How do we know that what we see is real?
Suppose someone were to put electrodes in our brains and stimulate the visual part of our brains mimicking the impulses we normally receive. Would we see? Definitely we would. But we wouldn't be seeing what is there outside. We wouldn't be seeing what is real. We'd be seeing because some electricity was put in our brain, and it would look the same as our real objects!
How do we know the science is true? Of course we can observe, but science tells us that we don't directly experience objects .. and just as we could be deceived by a wicked scientist putting electrodes in our brains, we could be deceived, in the same way, into thinking that science was 'real.'
Is science self contradictory?
Therefore, isn't it true that if we accept this scientific account then we cannot be certain that anything exists out there because we can never directly perceive it. Strangely, if this scientific theory is true we cannot prove it, because we can never perceive anything directly, so we do not know how and from where the experience came into our minds. Even our knowledge of eyes, nerves, bits of brain, is not direct but via electrical and chemical events in our brain!
How much is in the mind?
In the olden days, we thought that there were objects, material things, such as bricks, trees, mountains and goats, which were themselves real and constant in a way independent of our looking and otherwise perceiving them. These were things that had primary qualities which did not change and other qualities, sometimes called secondary qualities, which were our reaction to the primary object, and which did change depending on. These secondary qualities were colour, shape, etc. No thinker suggested that the actual object had these qualities. They were qualities we gave to objects.
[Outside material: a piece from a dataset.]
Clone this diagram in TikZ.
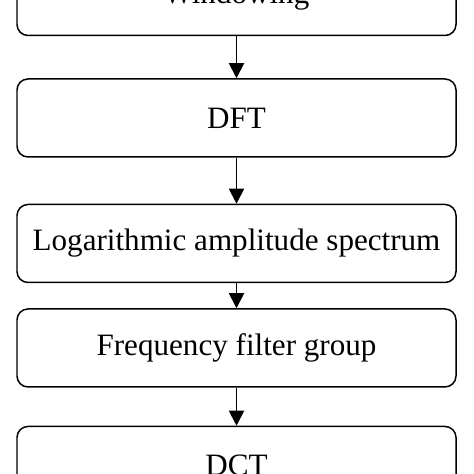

For example, a rose might look red to us, but if no one was looking at it, we couldn't really say it was red. We might have said it had the power to elicit the colour red in our minds, but this primary quality of being able to elicit the red sensation was not 'red.' The colour was our reaction to the object. So we assume there was something out there, say next door's cat, which was a real object. However our experience of it, blackness, meowing, shape, etc, were largely our reaction to the real object and not the real object itself.
Have you ever been in a shop to buy something, say curtains, where the colour is very important? Have you heard these stories of people getting home only to find the colour looked different? The curtains were the same curtains in the shop. Their primary qualities hadn't changed, but our experience of them, the secondary qualities, changed when we viewed them under different lighting conditions. Because the length and weight, for example, remain the same, we may be tempted to think these are the primary qualities, and colour is just subjective.
What does a thing look like when no one is looking at it?
Science rushed off to discover these primary qualities and developed concepts like mass which were supposed to describe the real object. However, pretty soon, we realised that the so called primary qualities were just as much secondary as colour and the rest! Although we can specify conditions and measuring instruments which largely give us consistent results, it is a human being who is perceiving the measuring instruments and their reaction on him or her. We cannot know the real object apart from our perception of it. A question like, 'What does something look like when no one is looking at it?' is clearly nonsense, and unanswerable.